The agency has so far provided Indonesia with $6 billion from
the bailout package.

The rupiah has strengthened in recent weeks, passing through
the government's year-end target of Rp 10,600 to trade at between
Rp 9,000 and Rp 8,000 against the dollar.

The rupiah, which last month was fluctuating between Rp 11,000
and Rp 12,000 against the dollar, made further gains on Thursday
to close at Rp 8,700.

Neiss also said the IMF would support the Indonesian
government's plan to improve monitoring of the flow of capital
into and out off the country.

"The IMF doesn't mind if Indonesia improves monitoring of
capital flows as it will improve the statistical data gathered by
the government," Neiss said.

The Indonesian government has said it is preparing a mechanism
which will improve monitoring of the flows of capital, but has
insisted measures under consideration do not constitute a form of
capital control similar to that recently adopted by Malaysia.

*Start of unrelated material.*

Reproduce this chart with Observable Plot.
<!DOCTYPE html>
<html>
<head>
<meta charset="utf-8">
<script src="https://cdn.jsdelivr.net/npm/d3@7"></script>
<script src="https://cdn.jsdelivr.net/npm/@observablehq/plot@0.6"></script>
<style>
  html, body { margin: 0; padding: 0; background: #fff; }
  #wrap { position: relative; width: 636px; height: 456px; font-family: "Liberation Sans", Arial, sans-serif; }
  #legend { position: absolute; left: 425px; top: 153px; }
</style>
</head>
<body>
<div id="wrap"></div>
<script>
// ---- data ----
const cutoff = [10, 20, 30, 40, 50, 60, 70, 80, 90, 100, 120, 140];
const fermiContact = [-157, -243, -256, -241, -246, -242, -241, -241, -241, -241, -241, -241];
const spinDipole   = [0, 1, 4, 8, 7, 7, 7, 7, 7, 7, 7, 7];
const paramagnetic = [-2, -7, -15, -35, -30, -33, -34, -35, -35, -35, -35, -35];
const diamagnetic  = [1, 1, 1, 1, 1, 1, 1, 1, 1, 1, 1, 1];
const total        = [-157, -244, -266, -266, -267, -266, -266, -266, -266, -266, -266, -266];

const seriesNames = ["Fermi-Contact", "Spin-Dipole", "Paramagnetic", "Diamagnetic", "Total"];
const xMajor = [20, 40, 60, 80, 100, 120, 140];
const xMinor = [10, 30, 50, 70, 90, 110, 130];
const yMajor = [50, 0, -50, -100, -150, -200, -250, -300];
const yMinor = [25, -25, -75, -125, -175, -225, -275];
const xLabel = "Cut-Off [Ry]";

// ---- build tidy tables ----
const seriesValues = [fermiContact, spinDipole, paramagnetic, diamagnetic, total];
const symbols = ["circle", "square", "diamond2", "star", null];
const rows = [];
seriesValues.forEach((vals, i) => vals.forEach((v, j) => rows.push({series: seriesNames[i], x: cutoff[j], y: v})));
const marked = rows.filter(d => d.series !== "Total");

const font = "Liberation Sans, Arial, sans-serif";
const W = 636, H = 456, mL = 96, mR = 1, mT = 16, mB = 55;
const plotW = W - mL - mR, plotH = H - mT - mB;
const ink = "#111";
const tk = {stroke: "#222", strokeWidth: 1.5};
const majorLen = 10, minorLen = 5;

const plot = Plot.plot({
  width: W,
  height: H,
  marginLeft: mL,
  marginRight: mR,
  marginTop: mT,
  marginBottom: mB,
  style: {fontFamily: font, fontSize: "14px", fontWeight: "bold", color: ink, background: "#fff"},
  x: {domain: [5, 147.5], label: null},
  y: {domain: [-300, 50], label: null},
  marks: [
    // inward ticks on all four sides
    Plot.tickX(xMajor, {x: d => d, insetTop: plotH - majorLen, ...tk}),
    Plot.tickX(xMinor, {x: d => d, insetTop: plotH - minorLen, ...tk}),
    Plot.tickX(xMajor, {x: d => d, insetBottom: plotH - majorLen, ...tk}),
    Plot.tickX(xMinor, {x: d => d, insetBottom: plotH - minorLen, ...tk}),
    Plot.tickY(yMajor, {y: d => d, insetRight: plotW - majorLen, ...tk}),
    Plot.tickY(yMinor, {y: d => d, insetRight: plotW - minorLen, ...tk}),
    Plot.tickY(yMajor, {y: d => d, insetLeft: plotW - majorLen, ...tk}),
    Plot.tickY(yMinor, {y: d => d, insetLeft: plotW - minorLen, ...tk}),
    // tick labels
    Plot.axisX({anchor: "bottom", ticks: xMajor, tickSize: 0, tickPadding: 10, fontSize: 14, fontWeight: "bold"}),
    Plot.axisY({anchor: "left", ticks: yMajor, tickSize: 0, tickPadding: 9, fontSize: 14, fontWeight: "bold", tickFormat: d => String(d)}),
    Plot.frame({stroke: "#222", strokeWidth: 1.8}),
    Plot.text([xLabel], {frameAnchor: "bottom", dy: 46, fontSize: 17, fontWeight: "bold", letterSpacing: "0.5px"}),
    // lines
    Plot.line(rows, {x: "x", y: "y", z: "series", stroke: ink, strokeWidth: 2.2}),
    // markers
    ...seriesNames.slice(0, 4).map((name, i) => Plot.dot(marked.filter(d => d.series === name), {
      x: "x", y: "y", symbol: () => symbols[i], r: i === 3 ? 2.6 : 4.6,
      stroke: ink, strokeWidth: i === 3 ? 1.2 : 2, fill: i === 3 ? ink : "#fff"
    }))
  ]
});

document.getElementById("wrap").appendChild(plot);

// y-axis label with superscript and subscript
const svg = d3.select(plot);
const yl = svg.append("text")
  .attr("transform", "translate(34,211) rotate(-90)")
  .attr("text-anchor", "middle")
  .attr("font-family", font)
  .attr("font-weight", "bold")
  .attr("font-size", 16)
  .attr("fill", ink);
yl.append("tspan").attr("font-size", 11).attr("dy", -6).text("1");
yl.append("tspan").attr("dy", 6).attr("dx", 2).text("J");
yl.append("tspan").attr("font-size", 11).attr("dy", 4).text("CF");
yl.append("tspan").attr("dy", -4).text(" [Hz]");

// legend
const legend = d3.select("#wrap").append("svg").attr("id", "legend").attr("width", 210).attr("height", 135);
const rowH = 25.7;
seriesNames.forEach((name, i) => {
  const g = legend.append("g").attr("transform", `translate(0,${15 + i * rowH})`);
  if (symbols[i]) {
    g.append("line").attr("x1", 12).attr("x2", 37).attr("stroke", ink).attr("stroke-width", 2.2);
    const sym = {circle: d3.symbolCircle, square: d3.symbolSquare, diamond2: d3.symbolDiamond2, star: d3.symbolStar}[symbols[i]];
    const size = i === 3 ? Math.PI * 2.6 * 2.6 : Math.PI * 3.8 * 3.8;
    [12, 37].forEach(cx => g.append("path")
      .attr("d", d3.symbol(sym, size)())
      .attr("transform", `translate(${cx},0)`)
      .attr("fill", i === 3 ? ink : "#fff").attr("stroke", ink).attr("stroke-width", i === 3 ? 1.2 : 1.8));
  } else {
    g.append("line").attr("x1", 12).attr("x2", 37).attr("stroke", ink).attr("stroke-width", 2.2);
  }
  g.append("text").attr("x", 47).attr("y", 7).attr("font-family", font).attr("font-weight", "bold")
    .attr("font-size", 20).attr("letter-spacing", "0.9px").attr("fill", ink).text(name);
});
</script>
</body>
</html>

Speaking to reporters after meeting President B.J. Habibie
late on Thursday, Neiss said the Indonesian government had
assured him that restrictions will not be placed on the movement
of capital.

"Indonesia has no intention of controlling its foreign
exchange like Malaysia," he said.

Sjahril

Bank Indonesia Governor Sjahril Sabirin said on Thursday that
the central bank had started to ease its tight monetary policy
and would continue to lower interest rates if the rupiah
continued to strengthen and inflation further declined.

"If inflation in October is very low and the exchange rate
continues to improve, we will gradually begin to lower interest
rates," he told the media following a seminar.

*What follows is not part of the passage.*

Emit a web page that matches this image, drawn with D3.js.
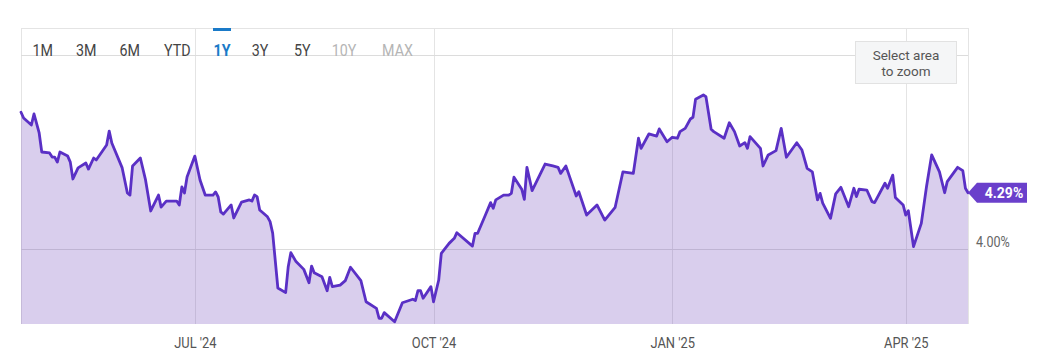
<!DOCTYPE html>
<html>
<head>
<meta charset="utf-8">
<script src="https://cdn.jsdelivr.net/npm/d3@7"></script>
<style>
  html, body { margin: 0; padding: 0; background: #fff; }
  svg { display: block; font-family: Roboto, "Noto Sans", sans-serif; }
</style>
</head>
<body>
<svg id="chart" width="1047" height="361"></svg>
<script>
// ---- data ----
const dates = [
"2024-04-25","2024-04-26","2024-04-29","2024-04-30","2024-05-02","2024-05-03","2024-05-06","2024-05-07","2024-05-08","2024-05-09",
"2024-05-10","2024-05-13","2024-05-14","2024-05-15","2024-05-17","2024-05-20","2024-05-21","2024-05-23","2024-05-24","2024-05-28",
"2024-05-29","2024-05-30","2024-06-03","2024-06-05","2024-06-06","2024-06-07","2024-06-10","2024-06-12","2024-06-14","2024-06-17",
"2024-06-18","2024-06-20","2024-06-24","2024-06-25","2024-06-26","2024-06-27","2024-06-28","2024-07-01","2024-07-03","2024-07-05",
"2024-07-08","2024-07-09","2024-07-10","2024-07-11","2024-07-12","2024-07-15","2024-07-16","2024-07-19","2024-07-22","2024-07-23",
"2024-07-24","2024-07-25","2024-07-26","2024-07-29","2024-07-30","2024-07-31","2024-08-02","2024-08-05","2024-08-06","2024-08-07",
"2024-08-09","2024-08-12","2024-08-14","2024-08-15","2024-08-16","2024-08-19","2024-08-21","2024-08-22","2024-08-23","2024-08-26",
"2024-08-28","2024-08-30","2024-09-03","2024-09-05","2024-09-09","2024-09-10","2024-09-11","2024-09-12","2024-09-16","2024-09-19",
"2024-09-23","2024-09-24","2024-09-25","2024-09-26","2024-09-27","2024-09-30","2024-10-01","2024-10-03","2024-10-04","2024-10-07",
"2024-10-09","2024-10-10","2024-10-16","2024-10-17","2024-10-18","2024-10-21","2024-10-23","2024-10-24","2024-10-25","2024-10-28",
"2024-10-30","2024-10-31","2024-11-01","2024-11-04","2024-11-05","2024-11-06","2024-11-08","2024-11-13","2024-11-16","2024-11-18",
"2024-11-19","2024-11-21","2024-11-22","2024-11-25","2024-11-26","2024-11-29","2024-12-03","2024-12-06","2024-12-10","2024-12-13",
"2024-12-17","2024-12-19","2024-12-20","2024-12-23","2024-12-26","2024-12-27","2024-12-30","2025-01-01","2025-01-03","2025-01-04",
"2025-01-06","2025-01-08","2025-01-09","2025-01-10","2025-01-13","2025-01-14","2025-01-16","2025-01-17","2025-01-21","2025-01-23",
"2025-01-25","2025-01-27","2025-01-29","2025-01-30","2025-01-31","2025-02-04","2025-02-05","2025-02-07","2025-02-10","2025-02-12",
"2025-02-14","2025-02-18","2025-02-20","2025-02-22","2025-02-24","2025-02-26","2025-02-27","2025-02-28","2025-03-03","2025-03-05",
"2025-03-07","2025-03-10","2025-03-12","2025-03-13","2025-03-14","2025-03-17","2025-03-19","2025-03-20","2025-03-24","2025-03-25",
"2025-03-27","2025-03-28","2025-03-31","2025-04-01","2025-04-02","2025-04-04","2025-04-07","2025-04-09","2025-04-11","2025-04-14",
"2025-04-16","2025-04-17","2025-04-21","2025-04-23","2025-04-24","2025-04-25"
];
const values = [
4.705,4.675,4.639,4.696,4.598,4.500,4.495,4.474,4.474,4.448,
4.500,4.479,4.448,4.361,4.418,4.443,4.412,4.469,4.459,4.536,
4.608,4.546,4.418,4.289,4.278,4.428,4.469,4.356,4.196,4.278,
4.216,4.247,4.247,4.227,4.320,4.289,4.371,4.479,4.356,4.278,
4.278,4.294,4.268,4.191,4.180,4.227,4.160,4.242,4.253,4.247,
4.278,4.270,4.201,4.166,4.141,4.082,3.799,3.775,3.909,3.981,
3.935,3.895,3.826,3.912,3.878,3.857,3.785,3.854,3.806,3.814,
3.837,3.906,3.837,3.728,3.694,3.643,3.643,3.672,3.625,3.723,
3.741,3.734,3.785,3.785,3.746,3.806,3.728,3.840,3.978,4.029,
4.055,4.084,4.015,4.081,4.081,4.175,4.239,4.210,4.253,4.278,
4.278,4.287,4.370,4.308,4.256,4.421,4.301,4.438,4.428,4.421,
4.390,4.428,4.390,4.273,4.295,4.175,4.227,4.149,4.215,4.398,
4.390,4.571,4.519,4.593,4.582,4.619,4.553,4.576,4.571,4.605,
4.622,4.670,4.679,4.772,4.794,4.785,4.617,4.605,4.571,4.651,
4.605,4.531,4.548,4.519,4.579,4.519,4.428,4.485,4.507,4.622,
4.473,4.548,4.510,4.416,4.398,4.253,4.287,4.236,4.158,4.284,
4.318,4.218,4.313,4.270,4.308,4.304,4.244,4.239,4.339,4.313,
4.381,4.266,4.227,4.175,4.197,4.012,4.132,4.321,4.485,4.398,
4.290,4.347,4.421,4.404,4.313,4.29
];
const xTickDates = ["2024-07-01","2024-10-01","2025-01-01","2025-04-01"];
const xTickLabels = ["JUL '24","OCT '24","JAN '25","APR '25"];
const yGridValues = [4.0, 5.0];
const yTickLabels = ["4.00%", ""];
const rangeButtons = ["1M","3M","6M","YTD","1Y","3Y","5Y","10Y","MAX"];
const activeButton = "1Y";
const disabledButtons = ["10Y","MAX"];
const lastLabel = "4.29%";
const zoomHint = ["Select area", "to zoom"];

// ---- drawing ----
const parse = d3.timeParse("%Y-%m-%d");
const data = dates.map((d, i) => ({ date: parse(d), value: values[i] }));

const svg = d3.select("#chart");
const pLeft = 21, pRight = 968, pTop = 28, pBottom = 324;

const x = d3.scaleTime()
  .domain([parse("2024-04-25"), parse("2025-04-25")])
  .range([pLeft, pRight]);
const y = d3.scaleLinear()
  .domain([3.6134, 5.1392])
  .range([pBottom, pTop]);

// vertical grid lines
const vLines = [pLeft].concat(xTickDates.map(d => x(parse(d)))).concat([pRight]);
svg.append("g").selectAll("line").data(vLines).join("line")
  .attr("x1", d => Math.round(d) + 0.5).attr("x2", d => Math.round(d) + 0.5)
  .attr("y1", pTop).attr("y2", pBottom)
  .attr("stroke", "#e4e4e4").attr("stroke-width", 1);

// top border
svg.append("line")
  .attr("x1", pLeft).attr("x2", pRight + 1)
  .attr("y1", pTop + 0.5).attr("y2", pTop + 0.5)
  .attr("stroke", "#e4e4e4");

// horizontal grid lines
svg.append("g").selectAll("line").data(yGridValues).join("line")
  .attr("x1", pLeft).attr("x2", pRight)
  .attr("y1", d => Math.round(y(d)) + 0.5).attr("y2", d => Math.round(y(d)) + 0.5)
  .attr("stroke", "#dcdcdc").attr("stroke-width", 1);

// area
const area = d3.area()
  .x(d => x(d.date)).y0(pBottom).y1(d => y(d.value));
svg.append("path").datum(data)
  .attr("d", area)
  .attr("fill", "rgb(103,58,183)")
  .attr("fill-opacity", 0.25);

// line
const line = d3.line().x(d => x(d.date)).y(d => y(d.value));
svg.append("path").datum(data)
  .attr("d", line)
  .attr("fill", "none")
  .attr("stroke", "#5a30c5")
  .attr("stroke-width", 2.8)
  .attr("stroke-linejoin", "round")
  .attr("stroke-linecap", "round");

// y tick labels
svg.append("g").selectAll("text").data(yGridValues).join("text")
  .attr("x", 0)
  .attr("y", 0)
  .attr("font-size", 14)
  .attr("fill", "#666")
  .attr("transform", d => `translate(976,${y(d) - 2}) scale(0.9,1)`)
  .text((d, i) => yTickLabels[i]);

// x axis
const xAxis = d3.axisBottom(x)
  .tickValues(xTickDates.map(parse))
  .tickFormat((d, i) => xTickLabels[i])
  .tickSize(0).tickPadding(0);
const gx = svg.append("g").attr("transform", `translate(0,${pBottom})`).call(xAxis);
gx.select(".domain").remove();
gx.selectAll("text")
  .attr("y", 24)
  .attr("dy", 0)
  .attr("font-family", "Roboto, sans-serif")
  .attr("font-size", 15)
  .attr("fill", "#555")
  .attr("transform", "scale(0.86,1)");

// last-value label
const last = data[data.length - 1];
const lx = x(last.date), ly = y(last.value);
const bx0 = lx + 9, bx1 = 1027, bh = 20;
svg.append("path")
  .attr("d", `M${lx},${ly} L${bx0},${ly - bh / 2} L${bx1},${ly - bh / 2} L${bx1},${ly + bh / 2} L${bx0},${ly + bh / 2} Z`)
  .attr("fill", "#6a3fcb");
svg.append("text")
  .attr("x", (bx0 + bx1) / 2 + 2)
  .attr("y", ly + 5)
  .attr("text-anchor", "middle")
  .attr("font-size", 14)
  .attr("font-weight", 700)
  .attr("fill", "#fff")
  .text(lastLabel);

// range buttons
const btnCenters = [42.8, 86.3, 129.7, 177.3, 222, 260, 302.3, 344, 397.5];
const bg = svg.append("g");
rangeButtons.forEach((b, i) => {
  const cx = btnCenters[i];
  const col = b === activeButton ? "#1a7ac8" : (disabledButtons.includes(b) ? "#b5b5b5" : "#444");
  bg.append("text")
    .attr("x", 0).attr("y", 0)
    .attr("text-anchor", "middle")
    .attr("font-size", 17)
    .attr("font-weight", b === activeButton ? 700 : 400)
    .attr("fill", col)
    .attr("transform", `translate(${cx},56) scale(0.84,1)`)
    .text(b);
  if (b === activeButton) {
    bg.append("rect").attr("x", cx - 9).attr("y", 28).attr("width", 18).attr("height", 3)
      .attr("fill", "#1a7ac8");
  }
});

// zoom hint box
svg.append("rect")
  .attr("x", 855.5).attr("y", 41.5).attr("width", 101).attr("height", 42)
  .attr("fill", "#f5f6f7").attr("stroke", "#e2e2e2");
zoomHint.forEach((t, i) => {
  svg.append("text")
    .attr("x", 906).attr("y", 60 + i * 16)
    .attr("text-anchor", "middle")
    .attr("font-size", 13.5)
    .attr("fill", "#555")
    .text(t);
});
</script>
</body>
</html>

"I expect the October inflation rate to be zero," he added.

The benchmark interest rate for Bank Indonesia one-month
promissory notes (SBI) is now slightly above 59 percent compared
to more than 70 percent last month.

Analysts, however, said that despite recent cuts, interest
rates here were still the highest in the region.

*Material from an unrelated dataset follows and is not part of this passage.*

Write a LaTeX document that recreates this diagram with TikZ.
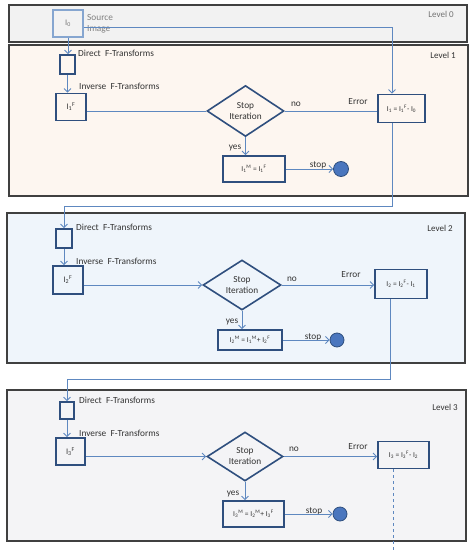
\documentclass[tikz,border=0pt]{standalone}
\usepackage{fontspec}
\setmainfont{Carlito}
\usetikzlibrary{shapes.geometric,arrows.meta,calc}
\definecolor{conn}{HTML}{5E88C0}
\definecolor{boxb}{HTML}{2F4F7E}
\definecolor{levb}{HTML}{404040}
\definecolor{txt}{HTML}{333333}
\definecolor{endfill}{HTML}{4A76BE}
\definecolor{fill0}{HTML}{F2F2F2}
\definecolor{fill1}{HTML}{FDF6F0}
\definecolor{fill2}{HTML}{EFF5FB}
\definecolor{fill3}{HTML}{F4F4F6}
\newcommand\Isub[1]{I\textsubscript{#1}}
\newcommand\Ist[2]{I\textsubscript{#1}\textsuperscript{#2}}
\begin{document}
\begin{tikzpicture}[x=1pt,y=-1pt,
  level/.style={draw=levb,line width=1.2pt},
  conn/.style={draw=conn,line width=0.9pt},
  arr/.style={conn,-{Straight Barb[length=3.5pt,width=7pt]}},
  bx/.style={draw=boxb,line width=1.6pt,inner sep=0,rectangle,text=txt,font=\fontsize{7.5}{9}\selectfont},
  dia/.style={diamond,draw=boxb,line width=1.6pt,inner sep=0,aspect=1.5,align=center,text=txt,font=\fontsize{9.3}{11}\selectfont},
  endc/.style={circle,fill=endfill,draw=boxb,line width=0.8pt,minimum size=15pt,inner sep=0},
  lbl/.style={inner sep=0,text=txt,font=\fontsize{9.3}{11}\selectfont},
  lvl/.style={inner sep=0,text=txt,font=\fontsize{9}{11}\selectfont}]
\useasboundingbox (0,0) rectangle (474,557);
\fill[white] (0,0) rectangle (474,557);
% level panels
\draw[level,fill=fill0] (9,5) rectangle (467,42);
\draw[level,fill=fill1] (9,45) rectangle (468,196);
\draw[level,fill=fill2] (7,213) rectangle (465,363);
\draw[level,fill=fill3] (7,390) rectangle (466,541);
\node[lvl,text=black!55] (lv0) at (441,14) {Level 0};
\node[lvl] (lv1) at (443,55) {Level 1};
\node[lvl] (lv2) at (440,228) {Level 2};
\node[lvl] (lv3) at (445,407) {Level 3};
% level 0
\node[bx,draw=conn!75,text=black!55,minimum width=30pt,minimum height=27pt,font=\fontsize{8.5}{10}\selectfont] (I0) at (68,23.5) {\Isub{0}};
\node[lbl,text=black!50,align=left,anchor=north west] (src) at (87,14) {Source\\Image};
% level 1
\node[bx,minimum width=15pt,minimum height=19pt] (D1) at (67.5,64.5) {};
\node[lbl,anchor=west] (dft1) at (78,53) {Direct\ \ F-Transforms};
\node[bx,minimum width=30pt,minimum height=27pt,font=\fontsize{8.5}{10}\selectfont] (I1F) at (71,107) {\Ist{1}{F}};
\node[lbl,anchor=west] (ift1) at (79,86) {Inverse\ \ F-Transforms};
\node[dia,minimum width=77pt,minimum height=51pt] (Dia1) at (245.5,111) {Stop\\Iteration};
\node[bx,minimum width=47pt,minimum height=28pt] (E1) at (401.5,108.5) {\Isub{1} = \Ist{1}{F}- \Isub{0}};
\node[bx,minimum width=62pt,minimum height=26pt] (M1) at (254,169) {\Ist{1}{M} = \Ist{1}{F}};
\node[endc] (C1) at (341,169) {};
\node[lbl] (no1) at (296,104) {no};
\node[lbl] (er1) at (358,102) {Error};
\node[lbl] (yes1) at (235,148) {yes};
\node[lbl] (st1) at (318,165) {stop};
\draw[arr] (I0.south) -- (I0.south |- D1.north);
\draw[arr] (D1.south) -- (D1.south |- I1F.north);
\draw[arr] ([yshift=-4pt]I0.east) -| ([xshift=-9.5pt]E1.north);
\draw[conn] (I1F.east |- Dia1) -- (Dia1.west);
\draw[conn] (Dia1.east) -- (Dia1.east -| E1.west);
\draw[arr] (Dia1.south) -- (Dia1.south |- M1.north);
\draw[arr] (M1.east) -- (C1.west);
% level 2
\node[bx,minimum width=16pt,minimum height=19pt] (D2) at (64,238.5) {};
\node[lbl,anchor=west] (dft2) at (76,227) {Direct\ \ F-Transforms};
\node[bx,minimum width=30pt,minimum height=28pt,font=\fontsize{8.5}{10}\selectfont] (I2F) at (68,280) {\Ist{2}{F}};
\node[lbl,anchor=west] (ift2) at (76,261) {Inverse\ \ F-Transforms};
\node[dia,minimum width=78pt,minimum height=50pt] (Dia2) at (242,285) {Stop\\Iteration};
\node[bx,minimum width=52pt,minimum height=29pt] (E2) at (401,284) {\Isub{2} = \Ist{2}{F}- \Isub{1}};
\node[bx,minimum width=64pt,minimum height=20pt] (M2) at (250,340) {\Ist{2}{M} = \Ist{1}{M}+ \Ist{2}{F}};
\node[endc,minimum size=14pt] (C2) at (337,340) {};
\node[lbl] (no2) at (292,279) {no};
\node[lbl] (er2) at (351,275) {Error};
\node[lbl] (yes2) at (232,322) {yes};
\node[lbl] (st2) at (313,337) {stop};
\coordinate (t1) at (0,206);
\draw[arr] ([xshift=-9.5pt]E1.south) |- (D2.north |- t1) -- (D2.north);
\draw[arr] (D2.south) -- (D2.south |- I2F.north);
\draw[arr] (I2F.east |- Dia2) -- (Dia2.west);
\draw[arr] (Dia2.east) -- (Dia2.east -| E2.west);
\draw[arr] (Dia2.south) -- (Dia2.south |- M2.north);
\draw[arr] (M2.east) -- (C2.west);
% level 3
\node[bx,minimum width=14pt,minimum height=17pt] (D3) at (67,410.5) {};
\node[lbl,anchor=west] (dft3) at (79,400) {Direct\ \ F-Transforms};
\node[bx,minimum width=29pt,minimum height=27pt,font=\fontsize{8.5}{10}\selectfont] (I3F) at (70.5,451.5) {\Ist{3}{F}};
\node[lbl,anchor=west] (ift3) at (79,433) {Inverse\ \ F-Transforms};
\node[dia,minimum width=76pt,minimum height=49pt] (Dia3) at (245,456.5) {Stop\\Iteration};
\node[bx,minimum width=51pt,minimum height=27pt] (E3) at (403.5,455) {\Isub{3} = \Ist{3}{F}- \Isub{2}};
\node[bx,minimum width=61pt,minimum height=26pt] (M3) at (253.5,514) {\Ist{3}{M} = \Ist{2}{M}+ \Ist{3}{F}};
\node[endc,minimum size=14pt] (C3) at (340,514) {};
\node[lbl] (no3) at (294,449) {no};
\node[lbl] (er3) at (358,447) {Error};
\node[lbl] (yes3) at (233,494) {yes};
\node[lbl] (st3) at (314,511) {stop};
\coordinate (t2) at (0,379);
\coordinate (t3) at (0,552);
\draw[arr] ([xshift=-11pt]E2.south) |- (D3.north |- t2) -- (D3.north);
\draw[arr] (D3.south) -- (D3.south |- I3F.north);
\draw[arr] (I3F.east |- Dia3) -- (Dia3.west);
\draw[arr] (Dia3.east) -- (Dia3.east -| E3.west);
\draw[arr] (Dia3.south) -- (Dia3.south |- M3.north);
\draw[arr] (M3.east) -- (C3.west);
\draw[conn,dashed] ([xshift=-10.5pt]E3.south) -- ([xshift=-10.5pt]E3.south |- t3);
\end{tikzpicture}
\end{document}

Sjahril said he expected the rupiah to continue to improve,
provided the political situation remains stable.

He pointed out that in addition to the improving sentiment in
regional currencies, confidence in the country was growing as the
government's program of economic reform gained credibility.

He also stressed that there was no need for the government to
replace the floating foreign exchange regime because a credible
program of economic reform would strengthen the currency.

Improved monitoring of capital flows was still on the agenda,
he said, adding that measures adopted would not constitute a form
of capital control.

Neiss said the IMF would support the government's plan to
improve the monitoring of foreign exchange flows, but issued a
reminder that imposing capital controls would have a detrimental
effect on confidence in the country.